C_total C-index: 0.9135875520490905
Cd C-index: 0.8991276129467296
Pb C-index: 0.8734246575342466


## Results for Leave-Replicas-Out cross-validation

In [10]:
df_replicas =df.drop_duplicates(['Cd','Pb'],keep= 'first')
mixture_cd = df_replicas['Cd'].values
mixture_pb = df_replicas['Pb'].values
c_total = df['c_total'].values


In [11]:
#In this cell run your script for leave-Replicas-Out cross-validation and print the corresponding results.


true_labels = []
true_c_total = []
c_total_cindex_array = []
true_labels_c = []
Cd_cindex = []
Pb_cindex = []

for m in range(len(df_replicas)):
    pred_c_total= []
    pred_Cd= []
    pred_Pb= []
    
    # get replicas row indices
    test_index = np.where((df_a[:,1] == mixture_cd[m]) & (df_a[:,2] == mixture_pb[m]))

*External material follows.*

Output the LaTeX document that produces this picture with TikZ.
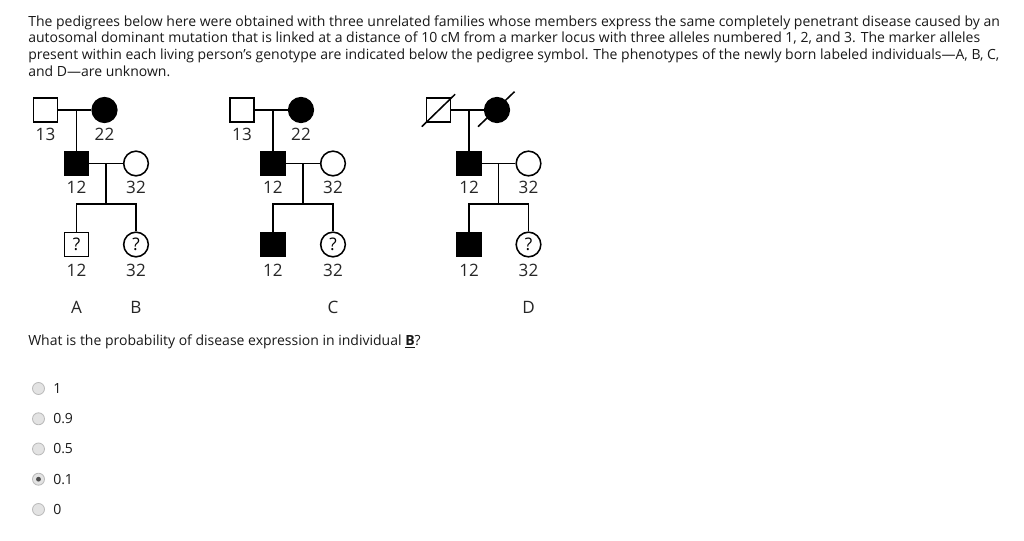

    # create test set using the replicas indices
    testset = df_a[test_index]
     #get c_total true value for each mixture
    true_index = test_index[0][0]
    true_labels_c.append(c_total[true_index])
    
    # create training set by deleting the test test from the data (Leave-Replicas-Out cross-validation)
    trainset = np.delete(df_a, (test_index), axis=0)
    trainset_f = trainset[:,[3,4,5]]
    trainset_t = trainset[:,[0,1,2]]
    
    # KNN prediction for each testset row
    for x in range(len(testset)):
        
        testset_row = testset[x, [3,4,5]]
        
        knn = KNeighborsRegressor(n_neighbors=3)
        knn.fit(trainset_f, trainset_t)
        
        prediction = knn.predict([testset_row])
        
        pred_c_total.append(prediction[0][0])
        pred_Cd.append(prediction[0][1])
        pred_Pb.append(prediction[0][2])
        
 
    # Compute averages of replica set
    C_total_average = np.average(pred_c_total)
    Cd_average = np.average(pred_Cd)
    Pb_average = np.average(pred_Pb)
    
    # Add averages to list
    c_total_cindex_array.append(C_total_average)
    Cd_cindex.append(Cd_average)
    Pb_cindex.append(Pb_average)

#Calculate each C-index 
C_total_cindex = cindex(true_labels_c, c_total_cindex_array)
Cd_cindex = cindex(mixture_cd, Cd_cindex)
Pb_cindex = cindex(mixture_pb, Pb_cindex)

print('C_total C-index:', C_total_cindex)
print('Cd C-index:', Cd_cindex)
print('Pb C-index:', Pb_cindex)

C_total C-index: 0.8251889168765743
Cd C-index: 0.7472073822243808
Pb C-index: 0.7665208940719145


## Interpretation of results
#### Answer the following questions based on the results obtained
- Which cross-validation approach had more optimistic results?
- Which cross-validation generalize better on unseen data? Why?

#In this cell write your answers to the questions about Interpretation of Results.

Leave-One-Out cross-validation gives more optimistic results.
Leave-Replicas-Out cross-validation method it better for generalizing on unseen data, because there is no data leakage from the replicas.